Security and Governance: As workloads distribute across multiple environments, some organizations are moving toward identity-based security models rather than traditional perimeter defenses. Crawford points to potential third-party authorization platforms that could manage governance across multicloud environments.
Performance Metrics: Beyond traditional uptime measurements, some CIOs are exploring metrics around innovation velocity—how quickly organizations can move from market signal to deployed product. This approach uses public cloud for rapid experimentation, then optimizes successful workloads by moving them to more cost-effective infrastructure when appropriate.
Industry Perspective Differs
The cloud-smart narrative has gained traction among technology advisors and some analysts, though perspectives vary on whether it represents a fundamental shift or simply the maturation of existing practices.
Proponents argue that “cloud smart” enables organizations to balance the elasticity and innovation pace of public cloud with the cost control and compliance benefits of private infrastructure. They cite waste statistics to argue that undisciplined migration has created inefficiencies that require correction.

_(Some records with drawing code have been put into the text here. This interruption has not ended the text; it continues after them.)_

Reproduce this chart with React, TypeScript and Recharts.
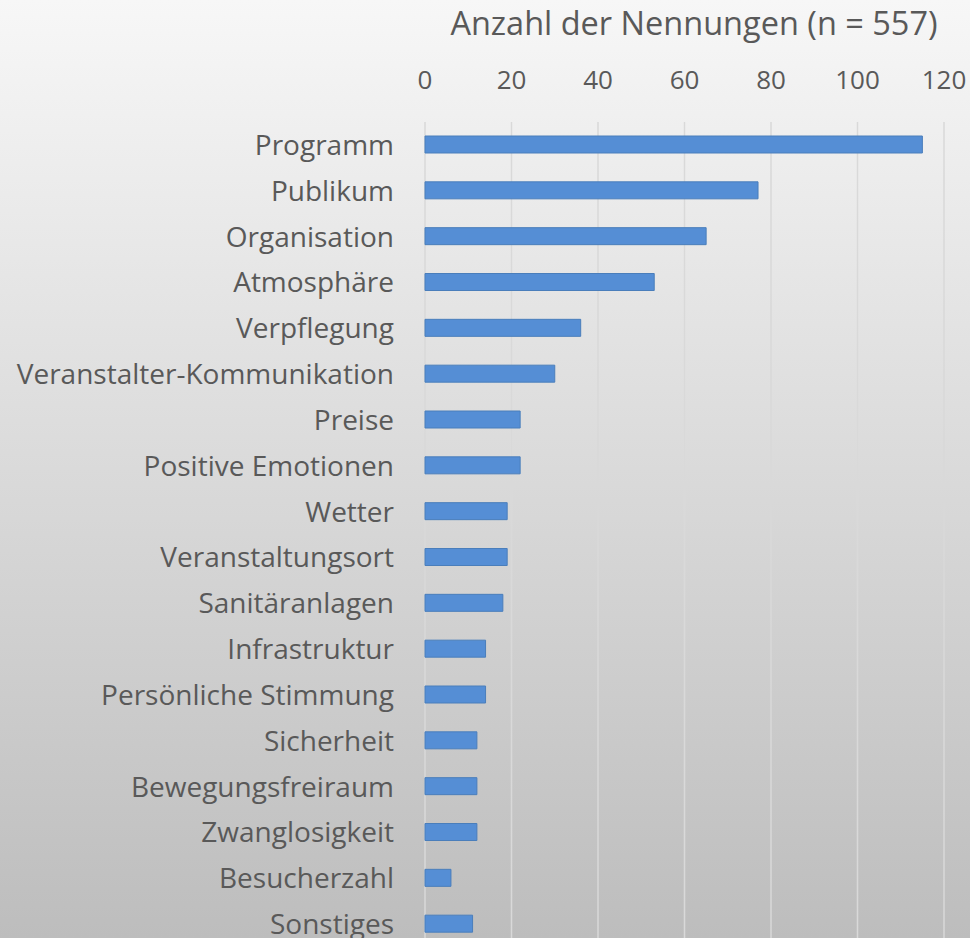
import { BarChart, Bar, XAxis, YAxis, CartesianGrid } from "recharts";

const categories = [
  "Programm",
  "Publikum",
  "Organisation",
  "Atmosphäre",
  "Verpflegung",
  "Veranstalter-Kommunikation",
  "Preise",
  "Positive Emotionen",
  "Wetter",
  "Veranstaltungsort",
  "Sanitäranlagen",
  "Infrastruktur",
  "Persönliche Stimmung",
  "Sicherheit",
  "Bewegungsfreiraum",
  "Zwanglosigkeit",
  "Besucherzahl",
  "Sonstiges",
];
const nennungen = [115, 77, 65, 53, 36, 30, 22, 22, 19, 19, 18, 14, 14, 12, 12, 12, 6, 11];
const xTicks = [0, 20, 40, 60, 80, 100, 120];
const title = "Anzahl der Nennungen (n = 557)";

const FONT = "'Open Sans', sans-serif";
const TEXT = "#595959";

const data = categories.map((name, i) => ({ name, value: nennungen[i] }));

export default function App() {
  return (
    <div
      style={{
        position: "absolute",
        left: 0,
        top: 0,
        width: 970,
        height: 938,
        overflow: "hidden",
        background: "linear-gradient(to bottom, #f7f7f7 0%, #bdbdbd 100%)",
        fontFamily: FONT,
      }}
    >
      <div
        style={{
          position: "absolute",
          left: 444,
          top: 3,
          width: 500,
          textAlign: "center",
          fontSize: 32.5,
          lineHeight: "40px",
          color: TEXT,
          whiteSpace: "nowrap",
        }}
      >
        {title}
      </div>
      <BarChart
        width={970}
        height={947}
        data={data}
        layout="vertical"
        margin={{ top: 72, right: 26, bottom: 0, left: 0 }}
        barCategoryGap={0}
      >
        <CartesianGrid horizontal={false} stroke="#d9d9d9" strokeWidth={1.5} />
        <XAxis
          type="number"
          orientation="top"
          domain={[0, 120]}
          ticks={xTicks}
          height={50}
          axisLine={false}
          tickLine={false}
          tickSize={0}
          tickMargin={33}
          interval={0}
          tick={{ fontSize: 26, fill: TEXT, fontFamily: FONT }}
        />
        <YAxis
          type="category"
          dataKey="name"
          width={425}
          axisLine={false}
          tickLine={false}
          tickSize={0}
          tickMargin={31}
          interval={0}
          tick={{ fontSize: 28, fill: TEXT, fontFamily: FONT }}
        />
        <Bar
          dataKey="value"
          barSize={17}
          fill="#558ED5"
          stroke="#4A7EBB"
          strokeWidth={1}
          isAnimationActive={false}
        />
      </BarChart>
    </div>
  );
}
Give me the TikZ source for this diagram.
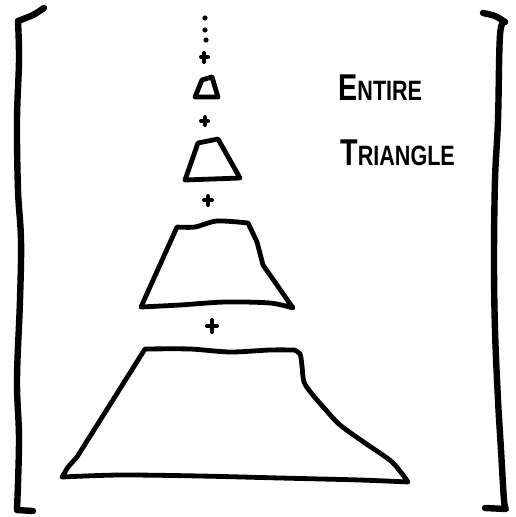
\documentclass[tikz,border=0pt]{standalone}
\usepackage{fontspec}
\newfontfamily\handfont{Liberation Sans}
\newcommand{\hbigletter}[1]{{\fontsize{28}{30}\selectfont #1}}
\newcommand{\hsmallletters}[1]{{\fontsize{21}{24}\selectfont #1}}
\begin{document}
\begin{tikzpicture}[x=0.75pt,y=-0.75pt,
  ink/.style={line cap=round,line join=round,draw=black},
  brk/.style={ink,line width=4.8pt},
  trap/.style={ink,line width=3.6pt},
  plussign/.style={ink,line width=3pt},
  lbl/.style={font=\handfont\bfseries,anchor=base west,inner sep=0pt}]
\useasboundingbox (0,0) rectangle (515,517);
% left bracket
\draw[brk] plot[smooth,tension=0.5] coordinates {(44,8) (33,15) (18,21)};
\draw[brk] plot[smooth,tension=0.6] coordinates {(18,21) (19,60) (17,120) (18,190) (21,240) (20,300) (17,380) (19,440) (17,510)} -- (33,511);
% right bracket
\draw[brk] plot[smooth,tension=0.5] coordinates {(483,13) (495,16) (505,22)};
\draw[brk] plot[smooth,tension=0.6] coordinates {(505,22) (500,35) (498,120) (495,180) (494,260) (495,330) (498,400) (501,450) (504,500) (506,509)} -- (485,508);
% dots
\fill (205,18) circle (2.6);
\fill (205,30) circle (2.6);
\fill (206,40) circle (2.6);
% plus signs
\draw[plussign] (201,57) -- (208,57) (204,53) -- (204,62);
\draw[plussign] (201,121) -- (208,121) (205,117) -- (205,125);
\draw[plussign] (204,200) -- (212,200) (208,196) -- (208,205);
\draw[plussign] (207,326) -- (217,326) (212,320) -- (212,332);
% trapezoid 1
\draw[trap] (195,97) -- (202,80) -- (212,77) -- (218,97) -- cycle;
% trapezoid 2
\draw[trap] plot[smooth,tension=0.3] coordinates {(198,143) (208,141) (218,139)} -- (240,178) -- (185,180) -- cycle;
% trapezoid 3
\draw[trap] plot[smooth,tension=0.5] coordinates {(177,227) (195,227) (217,221) (248,223)} -- (257,242) -- (263,265) -- (293,308)
  -- plot[smooth,tension=0.5] coordinates {(293,308) (270,303) (225,302) (180,305) (141,307)} -- cycle;
% trapezoid 4
\draw[trap] plot[smooth,tension=0.5] coordinates {(145,349) (190,349) (230,352) (270,350) (294,350)}
  -- plot[smooth,tension=0.5] coordinates {(294,350) (300,354) (302,366) (304,382) (312,394) (325,409) (340,425) (365,443) (392,462) (408,482)}
  -- plot[smooth,tension=0.5] coordinates {(408,482) (360,480) (280,478) (200,476) (120,475) (62,477)}
  -- (68,467) -- (77,457) -- cycle;
% labels
\node[lbl] (entire) at (338,100) {\scalebox{0.77}[1]{\hbigletter{E}\hsmallletters{NTIRE}}};
\node[lbl] (triangle) at (340,165) {\scalebox{0.77}[1]{\hbigletter{T}\hsmallletters{RIANGLE}}};
\end{tikzpicture}
\end{document}
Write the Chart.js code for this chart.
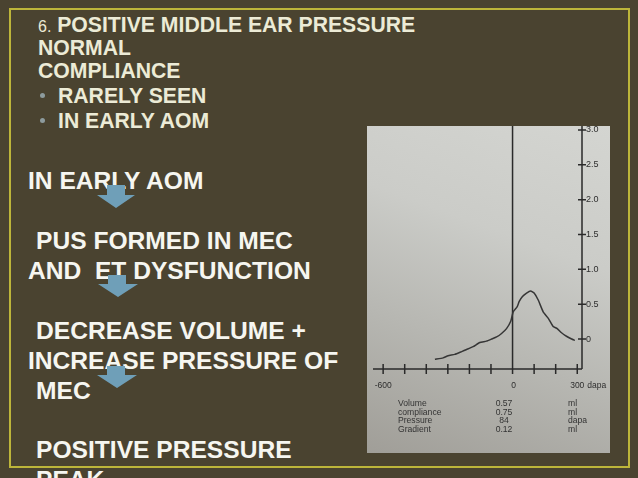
<!DOCTYPE html>
<html>
<head>
<meta charset="utf-8">
<script src="https://cdn.jsdelivr.net/npm/chart.js@4/dist/chart.umd.min.js"></script>
<style>
  html, body { margin:0; padding:0; }
  body { width:638px; height:478px; overflow:hidden; position:relative; background:#4a4330; font-family:"Liberation Sans", Arial, sans-serif; }
  .frame { position:absolute; left:9px; top:8px; width:621px; height:460px; box-sizing:border-box; border:2px solid #bdb53a; }
  .t { position:absolute; white-space:pre; font-weight:bold; line-height:1; }
  .h { font-size:21.2px; color:#ecebd6; }
  .b { font-size:24.6px; color:#f6f6f0; }
  .bullet { position:absolute; width:5px; height:5px; border-radius:50%; background:#8d9b9d; }
  .arrow { position:absolute; }
  .photo { position:absolute; left:367px; top:126px; width:243px; height:327px;
           background:linear-gradient(200deg, #d4d5d1 0%, #cbccc8 35%, #b7b7b2 65%, #a09e98 100%); overflow:hidden; }
  .photo canvas { position:absolute; left:0; top:0; }
  .info { position:absolute; font-size:8.6px; color:#333; line-height:1; white-space:pre; }
</style>
</head>
<body>
<div class="frame"></div>

<div class="t h" style="left:38px; top:14px;"><span style="font-weight:normal;font-size:16px">6.</span> POSITIVE MIDDLE EAR PRESSURE</div>
<div class="t h" style="left:38px; top:37px;">NORMAL</div>
<div class="t h" style="left:38px; top:59.5px;">COMPLIANCE</div>
<div class="bullet" style="left:40px; top:93px;"></div>
<div class="t h" style="left:58px; top:85px;">RARELY SEEN</div>
<div class="bullet" style="left:40px; top:118px;"></div>
<div class="t h" style="left:58px; top:110px;">IN EARLY AOM</div>

<div class="t b" style="left:28px; top:168.5px;">IN EARLY AOM</div>
<div class="t b" style="left:36px; top:229.2px;">PUS FORMED IN MEC</div>
<div class="t b" style="left:28px; top:259.2px;">AND  ET DYSFUNCTION</div>
<div class="t b" style="left:36px; top:319.2px;">DECREASE VOLUME +</div>
<div class="t b" style="left:28px; top:349.2px;">INCREASE PRESSURE OF</div>
<div class="t b" style="left:36px; top:379.2px;">MEC</div>
<div class="t b" style="left:36px; top:438.2px;">POSITIVE PRESSURE</div>
<div class="t b" style="left:36px; top:468.2px;">PEAK</div>

<svg class="arrow" style="left:97px; top:185px;" width="38" height="24" viewBox="0 0 38 24"><polygon points="10,0 28,0 28,10 38,10 19,23 0,10 10,10" fill="#6f9fb8"/></svg>
<svg class="arrow" style="left:98px; top:275px;" width="40" height="23" viewBox="0 0 40 23"><polygon points="10,0 28,0 28,9 40,9 20,22 0,9 10,9" fill="#6f9fb8"/></svg>
<svg class="arrow" style="left:97px; top:366px;" width="40" height="23" viewBox="0 0 40 23"><polygon points="10,0 28,0 28,9 40,9 20,22 0,9 10,9" fill="#6f9fb8"/></svg>

<div class="photo">
  <canvas id="c" width="243" height="327"></canvas>
  <div class="info" style="left:31px; top:273px;">Volume
compliance
Pressure
Gradient</div>
  <div class="info" style="left:125px; top:273px; width:24px; text-align:center;">0.57
0.75
84
0.12</div>
  <div class="info" style="left:201px; top:273px;">ml
ml
dapa
ml</div>
</div>

<script>
// Tympanogram data (pressure in daPa, compliance in ml)
const pressure = [-360,-322,-299,-268,-236,-213,-183,-152,-121,-97,-74,-51,-28,-8,3,21,31,46,65,84,100,119,142,165,188,207,227,250,274,289];
const compliance = [-0.29,-0.27,-0.24,-0.22,-0.18,-0.15,-0.11,-0.05,-0.03,0.00,0.03,0.08,0.15,0.26,0.39,0.46,0.54,0.61,0.66,0.69,0.66,0.56,0.39,0.30,0.18,0.15,0.09,0.04,0.00,-0.02];
const xTicks = [-600,-500,-400,-300,-200,-100,0,100,200,300];
const xTickLabels = {"-600":"-600","0":"0","300":"300"};
const yTicks = [0,0.5,1,1.5,2,2.5,3];
const yTickLabels = ["0","0.5","1.0","1.5","2.0","2.5","3.0"];

const points = pressure.map((p,i)=>({x:p, y:compliance[i]}));

const axesPlugin = {
  id:'axesPlugin',
  beforeDatasetsDraw(chart){
    const {ctx, chartArea:{left,right,top,bottom}, scales:{x,y}} = chart;
    ctx.save();
    ctx.strokeStyle = '#2a2a2a';
    ctx.lineWidth = 1.5;
    ctx.beginPath();
    ctx.moveTo(left, bottom); ctx.lineTo(right, bottom);
    ctx.moveTo(right, top); ctx.lineTo(right, bottom);
    const x0 = x.getPixelForValue(0);
    ctx.moveTo(x0, top); ctx.lineTo(x0, bottom);
    xTicks.forEach(v=>{ const px = x.getPixelForValue(v); ctx.moveTo(px, bottom-5); ctx.lineTo(px, bottom+5); });
    yTicks.forEach(v=>{ const py = y.getPixelForValue(v); ctx.moveTo(right-4, py); ctx.lineTo(right+4, py); });
    ctx.stroke();
    ctx.fillStyle = '#2e2e2e';
    ctx.font = '9px "Liberation Sans", Arial, sans-serif';
    ctx.textBaseline = 'middle';
    ctx.textAlign = 'left';
    yTicks.forEach((v,i)=>{ ctx.fillText(yTickLabels[i], right+4, y.getPixelForValue(v)); });
    ctx.font = '8.5px "Liberation Sans", Arial, sans-serif';
    ctx.textAlign = 'center';
    xTicks.forEach(v=>{
      const lab = xTickLabels[String(v)];
      if (lab) ctx.fillText(lab, x.getPixelForValue(v) + (v===0?1:0), bottom+17);
    });
    ctx.textAlign = 'left';
    ctx.fillText('dapa', x.getPixelForValue(300)+10, bottom+17);
    ctx.restore();
  }
};

new Chart(document.getElementById('c'), {
  type:'line',
  data:{ datasets:[{ data:points, borderColor:'#363636', borderWidth:1.5, pointRadius:0, tension:0.15, fill:false }] },
  options:{
    responsive:false, animation:false,
    layout:{ padding:{ left:6, right:28, top:0, bottom:84 } },
    plugins:{ legend:{display:false}, tooltip:{enabled:false} },
    scales:{
      x:{ type:'linear', min:-647, max:322, display:false },
      y:{ type:'linear', min:-0.43, max:3.057, display:false }
    }
  },
  plugins:[axesPlugin]
});
</script>
</body>
</html>
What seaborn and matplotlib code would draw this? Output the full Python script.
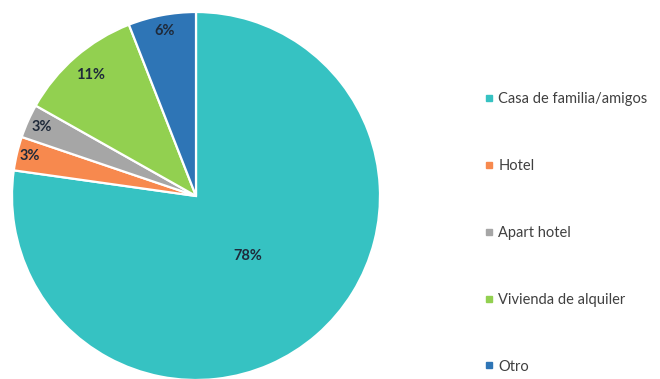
import numpy as np
import matplotlib
matplotlib.use("Agg")
import matplotlib.pyplot as plt
import seaborn as sns
from matplotlib.lines import Line2D

sns.set_theme(style="white")
plt.rcParams["font.family"] = ["Lato", "DejaVu Sans"]

categories = ["Casa de familia/amigos", "Hotel", "Apart hotel", "Vivienda de alquiler", "Otro"]
shares = [78, 3, 3, 11, 6]
colors = ["#36C2C2", "#F7894E", "#A6A6A6", "#92D050", "#2E75B6"]
# radial placement of each percentage label (fraction of radius)
label_radius = [0.43, 0.93, 0.92, 0.87, 0.91]

fig = plt.figure(figsize=(6.6, 3.79), dpi=100)
r_px = 184
cx, cy = 196, 196
ax = fig.add_axes([(cx - r_px) / 660, (379 - cy - r_px) / 379, 2 * r_px / 660, 2 * r_px / 379])

wedges, _ = ax.pie(
    shares,
    colors=colors,
    startangle=90,
    counterclock=False,
    wedgeprops=dict(edgecolor="white", linewidth=1.6),
)
ax.set_xlim(-1, 1)
ax.set_ylim(-1, 1)
ax.set_aspect("equal")
ax.axis("off")

for w, val, d in zip(wedges, shares, label_radius):
    mid = np.deg2rad((w.theta1 + w.theta2) / 2)
    ax.text(d * np.cos(mid), d * np.sin(mid), f"{val}%",
            ha="center", va="center", fontsize=10.5, fontweight="bold",
            color="#1F2A3A")

handles = [Line2D([0], [0], marker="s", linestyle="none", markersize=4,
                  markerfacecolor=c, markeredgecolor=c) for c in colors]
fig.legend(handles, categories, loc="center left",
           bbox_to_anchor=(485 / 660, 1 - 233 / 379),
           frameon=False, fontsize=10.5, labelcolor="#404040",
           handlelength=0.5, handletextpad=0.4, labelspacing=3.62,
           borderpad=0, borderaxespad=0)

fig.savefig("out.png", dpi=100)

Some practitioners note that workload repatriation—moving applications back from the public cloud to on-premises infrastructure—should be viewed as an optimization rather than a failure when supported by cost and performance data.
The strategy does require organizational capabilities that some enterprises may lack, including sophisticated workload assessment processes, real-time cost monitoring, and the ability to manage hybrid infrastructure complexity.
Looking Ahead
As organizations navigate their 2026 infrastructure strategies, the “cloud smart” framework appears to be influencing how technology leaders evaluate placement decisions. Whether this represents a lasting shift or a temporary recalibration remains to be seen.
What appears clear is that the conversation has evolved beyond migration velocity toward questions of architectural fit and financial return. In this environment, the infrastructure strategy that serves specific business requirements—rather than adhering to vendor preferences or industry mandates—is gaining currency among technology leadership.
The challenge for CIOs will be executing on more nuanced plans while managing the operational complexity that comes with distributed infrastructure architectures.